Childhood of traveling inspires student’s international business education

Senior Jannatul Naima volunteered with The Muslimah Project and the United Muslim Relief Organization at Temple.

Jannatul Naima, a senior international business major, will start a rotational program at JPMorgan Chase after graduation. | VEENA PRAKRIYA / THE TEMPLE NEWS

After studying abroad in high school in her native Bangladesh and visiting her extended family there, Jannatul Naima wanted a college major that would enable her to learn about different cultures around the world.

“I feel like every culture has something to teach you,” said Naima, a senior international business major. “There’s always something you can learn from different people. You get to work with a lot of international clients as well, and then you also get to understand the markets in different countries.”

A first-generation college student, Naima was raised in Philadelphia and attended West Philadelphia High School.

“You don’t really have access to those resources that someone whose maybe parents or siblings went to college before you, so it’s a very different experience,” Naima said. “From applying to college to now finally graduating, I think it’s amazing.”

Following graduation, Naima will enter a rotational program for a corporate analyst development program at JPMorgan Chase, a multi-national investment and financial services firm. She interned with the firm in Wilmington, Delaware, last summer in the project management department. The program she is entering will teach Naima about risks and controls, data analytics and process management.

“Because there [are] three rotations, I’d be able to work in three different areas and kind of get a feel for what the different areas entail for me,” Naima said. “They give you leadership roles within those rotations where you take initiative and then take ownership for different tasks, and that’s really great because it really builds you up for that management position.”

During Naima’s time at Temple, she’s worked on the executive board of two student groups, The Muslimah Project — an organization that advocates for empowerment of Muslim women, while raising awareness about stereotypes they face — and the United Muslim Relief Organization, which provides aid and relief to alleviate global humanitarian issues.

In January, Naima also participated in a 10-day business immersion program in Vietnam with the Fox School of Business. During her trip, she visited multiple companies and got to experience Vietnamese culture.

The Muslimah Project is no longer active, but the UMR, which is a chapter of the national nonprofit humanitarian organization, works to provide students with opportunities to serve the community.

This year, UMR made cards for Eid, an Islamic holiday, and gave them to the Nationalities Service Center, a refugee center in Philadelphia that then distributed them to Muslim refugees.

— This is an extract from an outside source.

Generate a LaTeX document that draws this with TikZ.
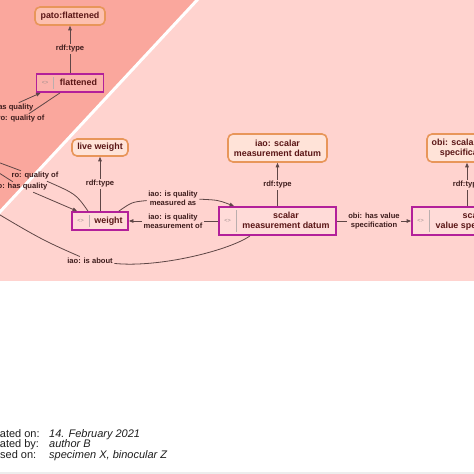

“I joined the two orgs because both orgs allowed me to help others, but in different ways,” Naima said. “The Muslimah Project allowed me to empower other women through discussions and workshops, while United Muslim Relief allowed me to provide assistance to those less fortunate in the community and around the world through various awareness events and drives.”

In her four years at Temple, Naima said she’s glad to have dedicated time to charity work in Philadelphia. She thinks it’s important for every student to give back to their community.

“As Temple students, we are a part of this community, so we have the responsibility to give back to the community that were taking from,” Naima said.  “The people serving or working in the stores are providing services to us, you know they are giving to us, and they’re helping us have this experience in college. So I think in that sense, we have the same responsibility.”

Bertrand Guillotin, a strategic management professor who taught Naima in two capstone courses, said he thinks Naima’s humility and work ethic will set her apart from others in her future career.

“She will lead by example,” Guillotin said. “Being humble, hardworking, open-minded, all those attributes when you put them together, I think she will be a standout employee at JPMorgan.”

Naima found that the Center for Student Professional Development in Fox assisted her while she was searching for internships and building her resume.

She also worked in the dean’s office in Fox since her freshman year. This helped her develop career-related skills like writing professional emails and using Excel.

Guillotin and Anthony Seeton, another strategic management professor,  influenced Naima during her time at Temple, she said. Seeton taught Naima in the Fundamentals of International Business class, which helped her gain more understanding of the international business major. Guillotin taught Naima’s Global Entrepreneurship and International Business capstones.

For the International Business capstone, students worked for 10 weeks with a local company to address its current challenges. Students may help with attempts to enter new markets or improve the company’s presence in the current market.

Naima worked with a skin care product company called Lindi Skin. The company wanted to expand internationally, so she worked as their consultant, helping them decide where to expand and with whom to partner, as well as the company’s budget.

“It’s really intense, it’s really challenging, but again, Jannatul stood out by being ready, being positive, working well with her classmates, and she had great results,” Guillotin said. “The client was very happy.”

Guillotin found Naima’s positivity and preparedness for class helped her stand out.

“Naima always has what I call some intellectual curiosity, that leads to great questions,” Guillotin said. “She has done a lot of group work in those two classes, and she has also shown some entrepreneurial spirit.”

Naima is looking forward to applying her international education experience and the knowledge she gained at Fox to the rotational program at JPMorgan Chase. She also hopes to continue to learn about different countries through their economies and cultures.

“I feel like every culture has something to teach you,” Naima said. “I think international business gave me that good balance between understanding a country through its economy and also its culture.”